> **Dataset extract**
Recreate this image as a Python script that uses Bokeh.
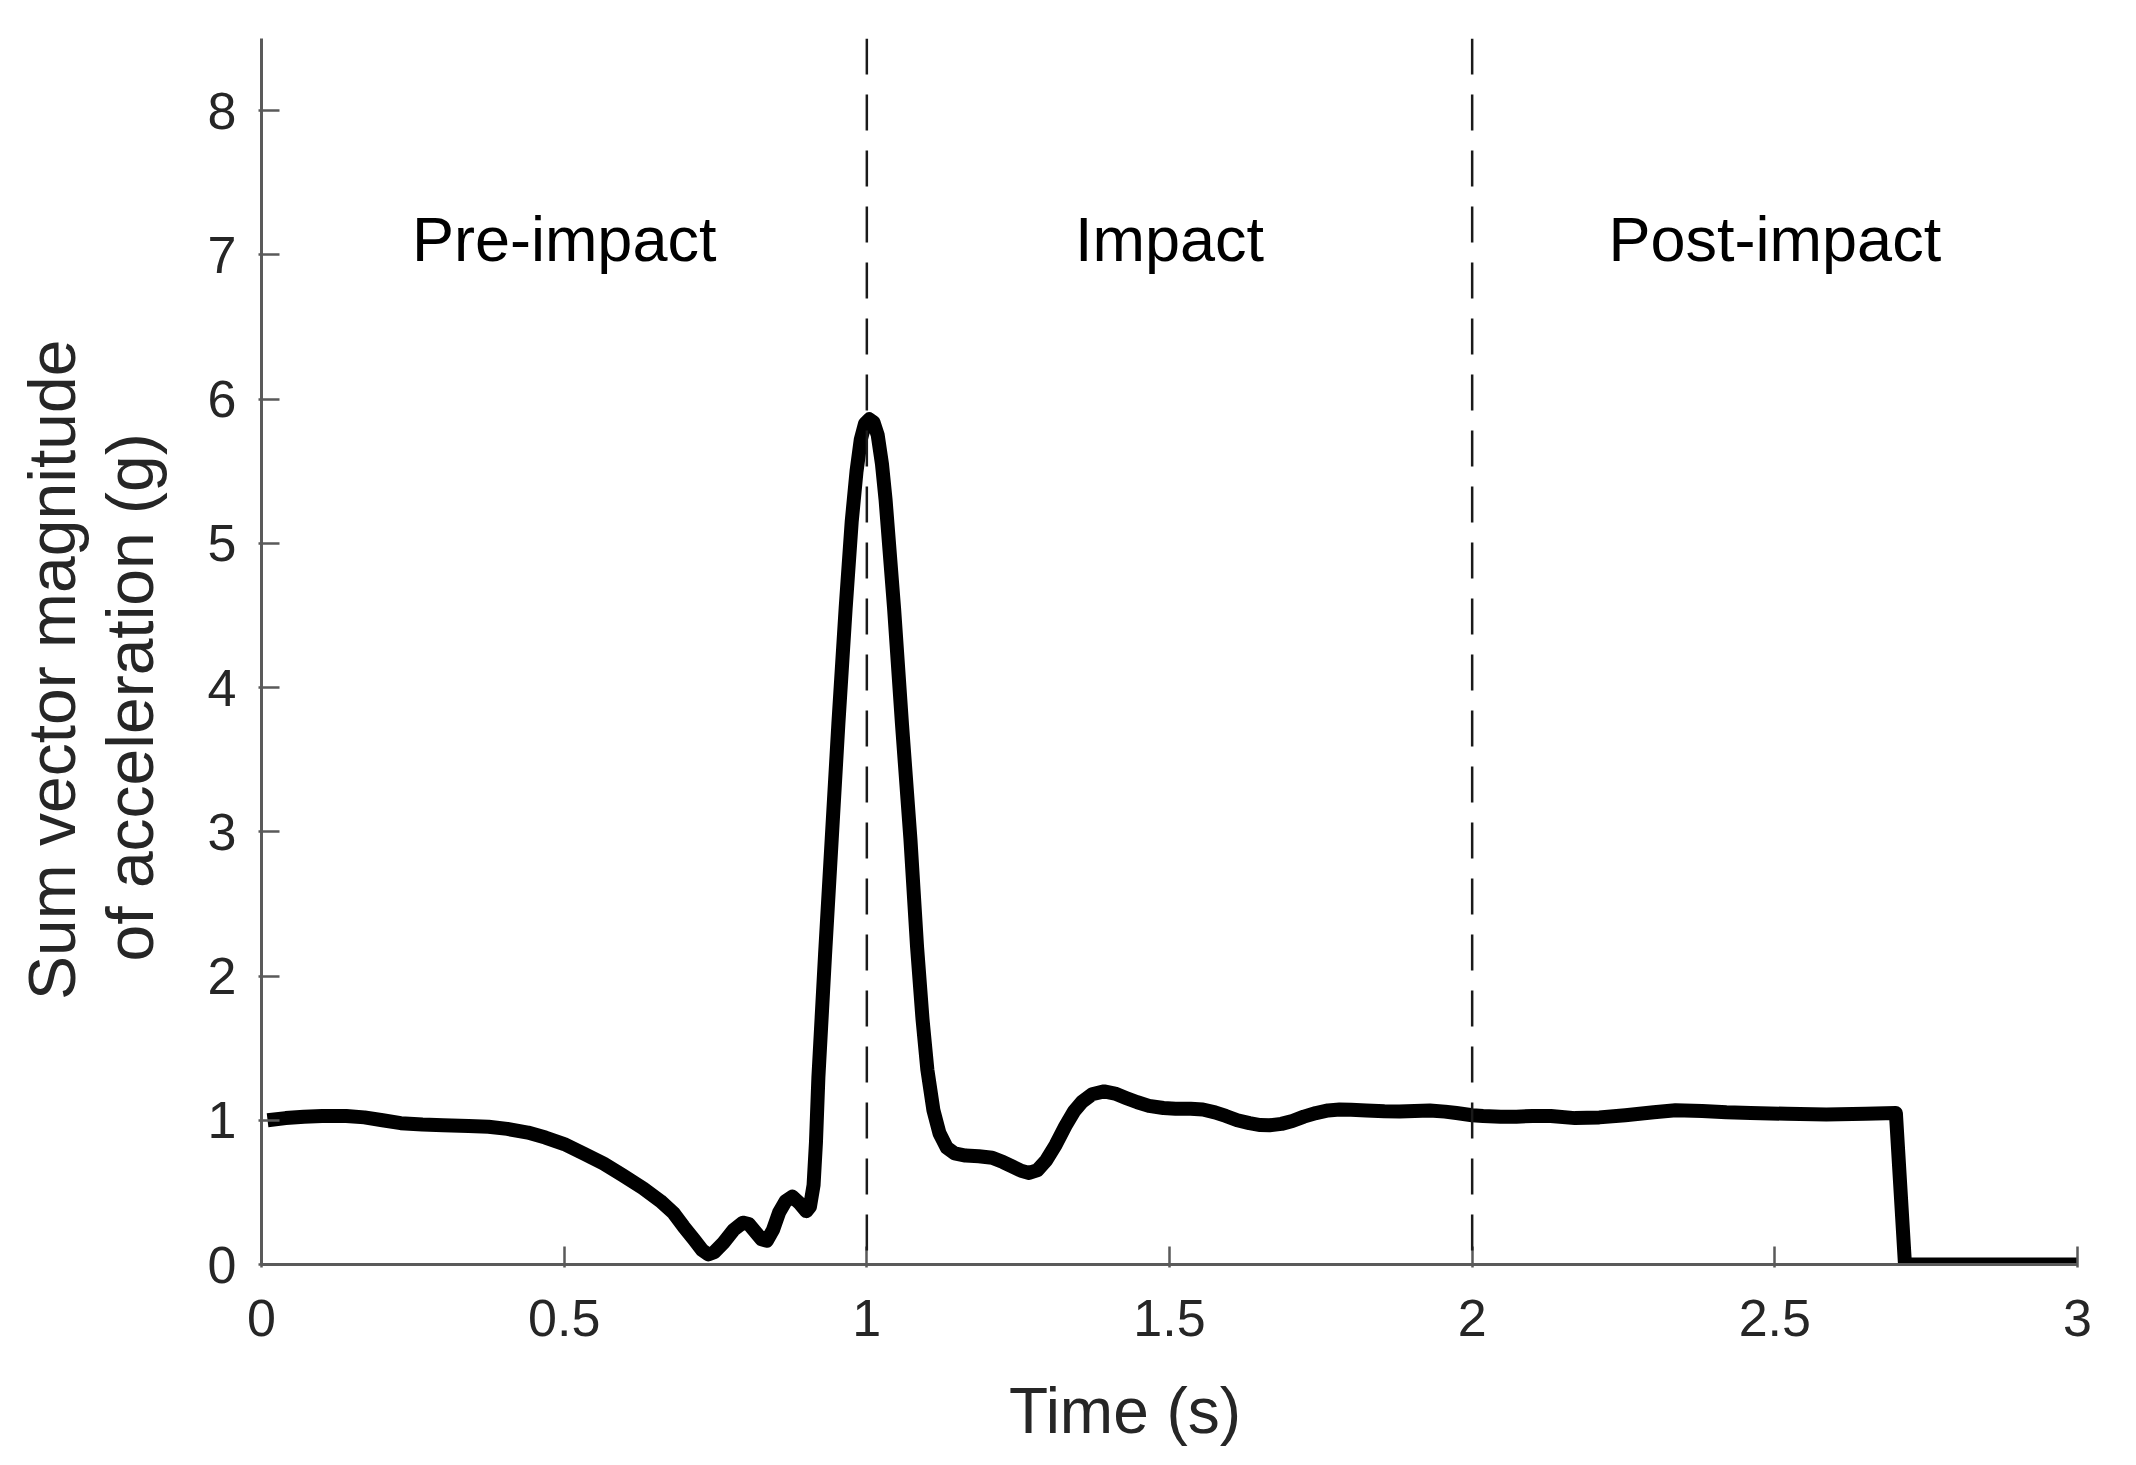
from bokeh.plotting import figure
from bokeh.models import Range1d, Span, FixedTicker, Label
from bokeh.embed import file_html
from bokeh.resources import INLINE

# Time (s)
time_s = [0.01, 0.04, 0.07, 0.10, 0.14, 0.17, 0.20, 0.23, 0.266, 0.30,
          0.342, 0.375, 0.406, 0.44, 0.469, 0.50, 0.532, 0.565, 0.596, 0.63,
          0.659, 0.68, 0.697, 0.715, 0.728, 0.738, 0.748, 0.763, 0.78, 0.795,
          0.805, 0.817, 0.826, 0.835, 0.845, 0.855, 0.866, 0.877, 0.89, 0.900,
          0.906, 0.912, 0.916, 0.920, 0.931, 0.942, 0.953, 0.965, 0.975, 0.983,
          0.990, 0.997, 1.004, 1.011, 1.018, 1.025, 1.031, 1.045, 1.058, 1.072,
          1.083, 1.092, 1.100, 1.110, 1.120, 1.132, 1.145, 1.163, 1.185, 1.207,
          1.225, 1.240, 1.255, 1.268, 1.282, 1.296, 1.312, 1.328, 1.342, 1.356,
          1.372, 1.392, 1.41, 1.428, 1.447, 1.466, 1.49, 1.51, 1.535, 1.555,
          1.575, 1.593, 1.612, 1.632, 1.650, 1.665, 1.685, 1.703, 1.722, 1.742,
          1.762, 1.781, 1.80, 1.825, 1.855, 1.880, 1.905, 1.930, 1.955, 1.974,
          2.0, 2.018, 2.047, 2.073, 2.10, 2.13, 2.17, 2.21, 2.253, 2.30,
          2.336, 2.38, 2.42, 2.46, 2.52, 2.585, 2.65, 2.70, 2.715, 3.0]
# Sum vector magnitude of acceleration (g)
svm_g = [1.0, 1.015, 1.025, 1.03, 1.03, 1.02, 1.0, 0.98, 0.97, 0.965,
         0.96, 0.955, 0.94, 0.915, 0.88, 0.835, 0.77, 0.70, 0.62, 0.53,
         0.44, 0.36, 0.265, 0.17, 0.10, 0.07, 0.085, 0.15, 0.24, 0.29,
         0.28, 0.22, 0.175, 0.165, 0.24, 0.36, 0.44, 0.47, 0.42, 0.37,
         0.40, 0.55, 0.85, 1.3, 2.15, 2.95, 3.75, 4.55, 5.15, 5.5,
         5.72, 5.83, 5.86, 5.84, 5.75, 5.55, 5.3, 4.55, 3.75, 2.95,
         2.2, 1.7, 1.35, 1.07, 0.91, 0.81, 0.77, 0.755, 0.75, 0.74,
         0.71, 0.68, 0.65, 0.635, 0.655, 0.72, 0.83, 0.96, 1.06, 1.13,
         1.18, 1.20, 1.185, 1.155, 1.125, 1.10, 1.085, 1.08, 1.08, 1.075,
         1.055, 1.03, 1.0, 0.98, 0.967, 0.965, 0.975, 0.995, 1.025, 1.05,
         1.068, 1.075, 1.073, 1.068, 1.062, 1.06, 1.065, 1.068, 1.06, 1.05,
         1.035, 1.03, 1.025, 1.025, 1.03, 1.03, 1.015, 1.02, 1.035, 1.055,
         1.07, 1.065, 1.055, 1.05, 1.045, 1.04, 1.045, 1.05, 0.0, 0.0]

phase_names = ["Pre-impact", "Impact", "Post-impact"]
phase_centers = [0.5, 1.5, 2.5]
phase_boundaries = [1.0, 2.0]

x_ticks = [0, 0.5, 1, 1.5, 2, 2.5, 3]
x_tick_labels = ["0", "0.5", "1", "1.5", "2", "2.5", "3"]
y_ticks = [0, 1, 2, 3, 4, 5, 6, 7, 8]

NB = "\u00a0"
x_title = "Time (s)" + NB * 5
y_title = "Sum vector magnitude" + NB * 2 + "\n" + "of acceleration (g)" + NB * 5

FONT = "Liberation Sans"
TXT = "#262626"

p = figure(frame_width=1816, frame_height=1226,
           x_range=Range1d(0, 3), y_range=Range1d(0, 8.5),
           output_backend="svg", toolbar_location=None,
           min_border_left=261, min_border_right=51,
           min_border_top=38, min_border_bottom=193)

p.outline_line_color = None
p.xgrid.visible = False
p.ygrid.visible = False
p.background_fill_color = "white"
p.border_fill_color = "white"

for ax in (p.xaxis[0], p.yaxis[0]):
    ax.axis_line_color = "#5a5a5a"
    ax.axis_line_width = 3
    ax.major_tick_line_color = "#5a5a5a"
    ax.major_tick_line_width = 2.5
    ax.major_tick_in = 18
    ax.major_tick_out = 3
    ax.minor_tick_line_color = None
    ax.major_label_text_font = FONT
    ax.major_label_text_font_size = "52px"
    ax.major_label_text_color = TXT
    ax.axis_label_text_font = FONT
    ax.axis_label_text_font_style = "normal"
    ax.axis_label_text_color = TXT

p.xaxis.ticker = FixedTicker(ticks=x_ticks)
p.xaxis.major_label_overrides = {t: l for t, l in zip(x_ticks, x_tick_labels)}
p.xaxis.major_label_standoff = 32
p.xaxis.axis_label = x_title
p.xaxis.axis_label_text_font_size = "64px"
p.xaxis.axis_label_standoff = 36

p.yaxis.ticker = FixedTicker(ticks=y_ticks)
p.yaxis.major_label_standoff = 22
p.yaxis.axis_label = y_title
p.yaxis.axis_label_text_font_size = "66px"
p.yaxis.axis_label_text_line_height = 1.05
p.yaxis.axis_label_standoff = 38

for b in phase_boundaries:
    p.add_layout(Span(location=b, dimension="height", line_color="#1a1a1a",
                      line_width=2.5, line_dash="36 20"))

p.line(time_s, svm_g, line_color="black", line_width=14,
       line_join="round", line_cap="butt")

for name, cx in zip(phase_names, phase_centers):
    p.add_layout(Label(x=cx, y=7.11, text=name, text_align="center",
                       text_baseline="alphabetic", text_font=FONT,
                       text_font_size="63px", text_color="black"))

open("out.html", "w").write(file_html(p, INLINE))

> **Exercise task**
Reproduce each line exactly as it appears, omitting the pictures.

> **Solution to this problem**
Recreate this image as a Python script that uses Bokeh.
from bokeh.plotting import figure
from bokeh.models import Range1d, Span, FixedTicker, Label
from bokeh.embed import file_html
from bokeh.resources import INLINE

# Time (s)
time_s = [0.01, 0.04, 0.07, 0.10, 0.14, 0.17, 0.20, 0.23, 0.266, 0.30,
          0.342, 0.375, 0.406, 0.44, 0.469, 0.50, 0.532, 0.565, 0.596, 0.63,
          0.659, 0.68, 0.697, 0.715, 0.728, 0.738, 0.748, 0.763, 0.78, 0.795,
          0.805, 0.817, 0.826, 0.835, 0.845, 0.855, 0.866, 0.877, 0.89, 0.900,
          0.906, 0.912, 0.916, 0.920, 0.931, 0.942, 0.953, 0.965, 0.975, 0.983,
          0.990, 0.997, 1.004, 1.011, 1.018, 1.025, 1.031, 1.045, 1.058, 1.072,
          1.083, 1.092, 1.100, 1.110, 1.120, 1.132, 1.145, 1.163, 1.185, 1.207,
          1.225, 1.240, 1.255, 1.268, 1.282, 1.296, 1.312, 1.328, 1.342, 1.356,
          1.372, 1.392, 1.41, 1.428, 1.447, 1.466, 1.49, 1.51, 1.535, 1.555,
          1.575, 1.593, 1.612, 1.632, 1.650, 1.665, 1.685, 1.703, 1.722, 1.742,
          1.762, 1.781, 1.80, 1.825, 1.855, 1.880, 1.905, 1.930, 1.955, 1.974,
          2.0, 2.018, 2.047, 2.073, 2.10, 2.13, 2.17, 2.21, 2.253, 2.30,
          2.336, 2.38, 2.42, 2.46, 2.52, 2.585, 2.65, 2.70, 2.715, 3.0]
# Sum vector magnitude of acceleration (g)
svm_g = [1.0, 1.015, 1.025, 1.03, 1.03, 1.02, 1.0, 0.98, 0.97, 0.965,
         0.96, 0.955, 0.94, 0.915, 0.88, 0.835, 0.77, 0.70, 0.62, 0.53,
         0.44, 0.36, 0.265, 0.17, 0.10, 0.07, 0.085, 0.15, 0.24, 0.29,
         0.28, 0.22, 0.175, 0.165, 0.24, 0.36, 0.44, 0.47, 0.42, 0.37,
         0.40, 0.55, 0.85, 1.3, 2.15, 2.95, 3.75, 4.55, 5.15, 5.5,
         5.72, 5.83, 5.86, 5.84, 5.75, 5.55, 5.3, 4.55, 3.75, 2.95,
         2.2, 1.7, 1.35, 1.07, 0.91, 0.81, 0.77, 0.755, 0.75, 0.74,
         0.71, 0.68, 0.65, 0.635, 0.655, 0.72, 0.83, 0.96, 1.06, 1.13,
         1.18, 1.20, 1.185, 1.155, 1.125, 1.10, 1.085, 1.08, 1.08, 1.075,
         1.055, 1.03, 1.0, 0.98, 0.967, 0.965, 0.975, 0.995, 1.025, 1.05,
         1.068, 1.075, 1.073, 1.068, 1.062, 1.06, 1.065, 1.068, 1.06, 1.05,
         1.035, 1.03, 1.025, 1.025, 1.03, 1.03, 1.015, 1.02, 1.035, 1.055,
         1.07, 1.065, 1.055, 1.05, 1.045, 1.04, 1.045, 1.05, 0.0, 0.0]

phase_names = ["Pre-impact", "Impact", "Post-impact"]
phase_centers = [0.5, 1.5, 2.5]
phase_boundaries = [1.0, 2.0]

x_ticks = [0, 0.5, 1, 1.5, 2, 2.5, 3]
x_tick_labels = ["0", "0.5", "1", "1.5", "2", "2.5", "3"]
y_ticks = [0, 1, 2, 3, 4, 5, 6, 7, 8]

NB = "\u00a0"
x_title = "Time (s)" + NB * 5
y_title = "Sum vector magnitude" + NB * 2 + "\n" + "of acceleration (g)" + NB * 5

FONT = "Liberation Sans"
TXT = "#262626"

p = figure(frame_width=1816, frame_height=1226,
           x_range=Range1d(0, 3), y_range=Range1d(0, 8.5),
           output_backend="svg", toolbar_location=None,
           min_border_left=261, min_border_right=51,
           min_border_top=38, min_border_bottom=193)

p.outline_line_color = None
p.xgrid.visible = False
p.ygrid.visible = False
p.background_fill_color = "white"
p.border_fill_color = "white"

for ax in (p.xaxis[0], p.yaxis[0]):
    ax.axis_line_color = "#5a5a5a"
    ax.axis_line_width = 3
    ax.major_tick_line_color = "#5a5a5a"
    ax.major_tick_line_width = 2.5
    ax.major_tick_in = 18
    ax.major_tick_out = 3
    ax.minor_tick_line_color = None
    ax.major_label_text_font = FONT
    ax.major_label_text_font_size = "52px"
    ax.major_label_text_color = TXT
    ax.axis_label_text_font = FONT
    ax.axis_label_text_font_style = "normal"
    ax.axis_label_text_color = TXT

p.xaxis.ticker = FixedTicker(ticks=x_ticks)
p.xaxis.major_label_overrides = {t: l for t, l in zip(x_ticks, x_tick_labels)}
p.xaxis.major_label_standoff = 32
p.xaxis.axis_label = x_title
p.xaxis.axis_label_text_font_size = "64px"
p.xaxis.axis_label_standoff = 36

p.yaxis.ticker = FixedTicker(ticks=y_ticks)
p.yaxis.major_label_standoff = 22
p.yaxis.axis_label = y_title
p.yaxis.axis_label_text_font_size = "66px"
p.yaxis.axis_label_text_line_height = 1.05
p.yaxis.axis_label_standoff = 38

for b in phase_boundaries:
    p.add_layout(Span(location=b, dimension="height", line_color="#1a1a1a",
                      line_width=2.5, line_dash="36 20"))

p.line(time_s, svm_g, line_color="black", line_width=14,
       line_join="round", line_cap="butt")

for name, cx in zip(phase_names, phase_centers):
    p.add_layout(Label(x=cx, y=7.11, text=name, text_align="center",
                       text_baseline="alphabetic", text_font=FONT,
                       text_font_size="63px", text_color="black"))

open("out.html", "w").write(file_html(p, INLINE))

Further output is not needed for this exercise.